**DATA LINES:**
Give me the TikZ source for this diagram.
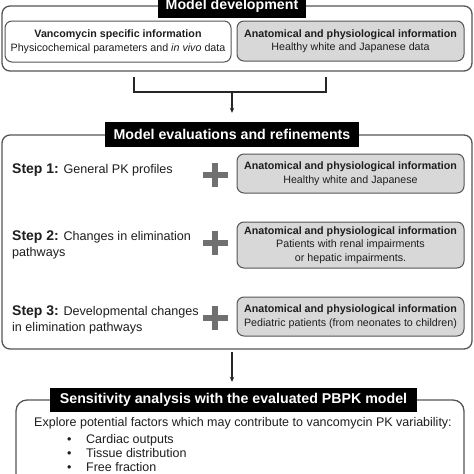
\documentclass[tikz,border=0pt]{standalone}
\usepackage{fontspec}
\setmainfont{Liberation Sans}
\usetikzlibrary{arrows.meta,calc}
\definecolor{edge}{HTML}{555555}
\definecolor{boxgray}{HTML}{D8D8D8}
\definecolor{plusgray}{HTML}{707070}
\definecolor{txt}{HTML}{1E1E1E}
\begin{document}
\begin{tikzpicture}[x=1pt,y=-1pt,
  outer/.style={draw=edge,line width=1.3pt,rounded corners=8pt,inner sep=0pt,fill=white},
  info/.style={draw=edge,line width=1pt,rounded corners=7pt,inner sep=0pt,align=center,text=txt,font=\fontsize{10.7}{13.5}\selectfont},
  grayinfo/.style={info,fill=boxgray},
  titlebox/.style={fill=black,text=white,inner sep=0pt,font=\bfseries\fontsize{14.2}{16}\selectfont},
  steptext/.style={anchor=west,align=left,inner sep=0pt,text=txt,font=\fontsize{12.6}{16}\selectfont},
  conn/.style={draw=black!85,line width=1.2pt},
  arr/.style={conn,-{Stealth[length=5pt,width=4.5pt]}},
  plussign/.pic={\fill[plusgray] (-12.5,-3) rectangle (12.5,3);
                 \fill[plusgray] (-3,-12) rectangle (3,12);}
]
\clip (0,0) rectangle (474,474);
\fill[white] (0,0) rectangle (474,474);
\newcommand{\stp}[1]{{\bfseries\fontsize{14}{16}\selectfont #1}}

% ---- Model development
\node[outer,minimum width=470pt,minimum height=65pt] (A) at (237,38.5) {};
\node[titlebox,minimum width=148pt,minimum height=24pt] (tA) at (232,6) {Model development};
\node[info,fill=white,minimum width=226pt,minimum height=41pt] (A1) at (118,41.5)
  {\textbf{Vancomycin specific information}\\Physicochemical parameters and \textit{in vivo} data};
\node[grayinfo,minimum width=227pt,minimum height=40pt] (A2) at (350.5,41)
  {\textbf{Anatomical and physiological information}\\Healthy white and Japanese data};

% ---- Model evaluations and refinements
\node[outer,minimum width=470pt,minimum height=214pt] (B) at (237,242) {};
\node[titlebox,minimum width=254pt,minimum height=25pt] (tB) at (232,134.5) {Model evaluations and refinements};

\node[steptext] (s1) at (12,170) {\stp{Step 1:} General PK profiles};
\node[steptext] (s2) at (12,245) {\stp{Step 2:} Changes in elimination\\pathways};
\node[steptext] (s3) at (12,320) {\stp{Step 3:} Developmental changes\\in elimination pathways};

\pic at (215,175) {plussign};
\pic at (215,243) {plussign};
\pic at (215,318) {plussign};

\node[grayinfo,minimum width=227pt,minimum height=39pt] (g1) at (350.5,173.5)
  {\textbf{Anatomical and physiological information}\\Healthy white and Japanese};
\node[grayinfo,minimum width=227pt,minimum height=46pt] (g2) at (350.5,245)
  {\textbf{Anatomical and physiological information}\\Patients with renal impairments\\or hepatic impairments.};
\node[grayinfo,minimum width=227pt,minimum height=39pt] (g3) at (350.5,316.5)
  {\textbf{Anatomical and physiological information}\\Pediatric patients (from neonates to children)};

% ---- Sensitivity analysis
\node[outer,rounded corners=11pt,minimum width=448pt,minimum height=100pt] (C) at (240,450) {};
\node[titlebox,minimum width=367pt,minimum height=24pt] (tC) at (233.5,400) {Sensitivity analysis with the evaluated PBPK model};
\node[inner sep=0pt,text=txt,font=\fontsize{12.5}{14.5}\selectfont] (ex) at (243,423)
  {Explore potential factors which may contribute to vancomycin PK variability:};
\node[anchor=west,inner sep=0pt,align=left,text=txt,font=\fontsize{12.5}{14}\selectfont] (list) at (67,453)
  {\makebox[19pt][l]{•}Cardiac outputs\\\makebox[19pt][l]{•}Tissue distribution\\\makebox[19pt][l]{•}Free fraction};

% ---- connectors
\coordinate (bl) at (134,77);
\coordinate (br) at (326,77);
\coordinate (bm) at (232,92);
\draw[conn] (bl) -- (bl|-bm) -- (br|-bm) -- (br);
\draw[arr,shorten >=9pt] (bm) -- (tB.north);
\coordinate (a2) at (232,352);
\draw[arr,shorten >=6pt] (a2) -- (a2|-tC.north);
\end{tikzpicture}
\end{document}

**EXERCISE OBJECTIVE:** Reproduce the whole listing word for word, setting aside any pictures.

**WRITTEN SOLUTION:**
Give me the TikZ source for this diagram.
\documentclass[tikz,border=0pt]{standalone}
\usepackage{fontspec}
\setmainfont{Liberation Sans}
\usetikzlibrary{arrows.meta,calc}
\definecolor{edge}{HTML}{555555}
\definecolor{boxgray}{HTML}{D8D8D8}
\definecolor{plusgray}{HTML}{707070}
\definecolor{txt}{HTML}{1E1E1E}
\begin{document}
\begin{tikzpicture}[x=1pt,y=-1pt,
  outer/.style={draw=edge,line width=1.3pt,rounded corners=8pt,inner sep=0pt,fill=white},
  info/.style={draw=edge,line width=1pt,rounded corners=7pt,inner sep=0pt,align=center,text=txt,font=\fontsize{10.7}{13.5}\selectfont},
  grayinfo/.style={info,fill=boxgray},
  titlebox/.style={fill=black,text=white,inner sep=0pt,font=\bfseries\fontsize{14.2}{16}\selectfont},
  steptext/.style={anchor=west,align=left,inner sep=0pt,text=txt,font=\fontsize{12.6}{16}\selectfont},
  conn/.style={draw=black!85,line width=1.2pt},
  arr/.style={conn,-{Stealth[length=5pt,width=4.5pt]}},
  plussign/.pic={\fill[plusgray] (-12.5,-3) rectangle (12.5,3);
                 \fill[plusgray] (-3,-12) rectangle (3,12);}
]
\clip (0,0) rectangle (474,474);
\fill[white] (0,0) rectangle (474,474);
\newcommand{\stp}[1]{{\bfseries\fontsize{14}{16}\selectfont #1}}

% ---- Model development
\node[outer,minimum width=470pt,minimum height=65pt] (A) at (237,38.5) {};
\node[titlebox,minimum width=148pt,minimum height=24pt] (tA) at (232,6) {Model development};
\node[info,fill=white,minimum width=226pt,minimum height=41pt] (A1) at (118,41.5)
  {\textbf{Vancomycin specific information}\\Physicochemical parameters and \textit{in vivo} data};
\node[grayinfo,minimum width=227pt,minimum height=40pt] (A2) at (350.5,41)
  {\textbf{Anatomical and physiological information}\\Healthy white and Japanese data};

% ---- Model evaluations and refinements
\node[outer,minimum width=470pt,minimum height=214pt] (B) at (237,242) {};
\node[titlebox,minimum width=254pt,minimum height=25pt] (tB) at (232,134.5) {Model evaluations and refinements};

\node[steptext] (s1) at (12,170) {\stp{Step 1:} General PK profiles};
\node[steptext] (s2) at (12,245) {\stp{Step 2:} Changes in elimination\\pathways};
\node[steptext] (s3) at (12,320) {\stp{Step 3:} Developmental changes\\in elimination pathways};

\pic at (215,175) {plussign};
\pic at (215,243) {plussign};
\pic at (215,318) {plussign};

\node[grayinfo,minimum width=227pt,minimum height=39pt] (g1) at (350.5,173.5)
  {\textbf{Anatomical and physiological information}\\Healthy white and Japanese};
\node[grayinfo,minimum width=227pt,minimum height=46pt] (g2) at (350.5,245)
  {\textbf{Anatomical and physiological information}\\Patients with renal impairments\\or hepatic impairments.};
\node[grayinfo,minimum width=227pt,minimum height=39pt] (g3) at (350.5,316.5)
  {\textbf{Anatomical and physiological information}\\Pediatric patients (from neonates to children)};

% ---- Sensitivity analysis
\node[outer,rounded corners=11pt,minimum width=448pt,minimum height=100pt] (C) at (240,450) {};
\node[titlebox,minimum width=367pt,minimum height=24pt] (tC) at (233.5,400) {Sensitivity analysis with the evaluated PBPK model};
\node[inner sep=0pt,text=txt,font=\fontsize{12.5}{14.5}\selectfont] (ex) at (243,423)
  {Explore potential factors which may contribute to vancomycin PK variability:};
\node[anchor=west,inner sep=0pt,align=left,text=txt,font=\fontsize{12.5}{14}\selectfont] (list) at (67,453)
  {\makebox[19pt][l]{•}Cardiac outputs\\\makebox[19pt][l]{•}Tissue distribution\\\makebox[19pt][l]{•}Free fraction};

% ---- connectors
\coordinate (bl) at (134,77);
\coordinate (br) at (326,77);
\coordinate (bm) at (232,92);
\draw[conn] (bl) -- (bl|-bm) -- (br|-bm) -- (br);
\draw[arr,shorten >=9pt] (bm) -- (tB.north);
\coordinate (a2) at (232,352);
\draw[arr,shorten >=6pt] (a2) -- (a2|-tC.north);
\end{tikzpicture}
\end{document}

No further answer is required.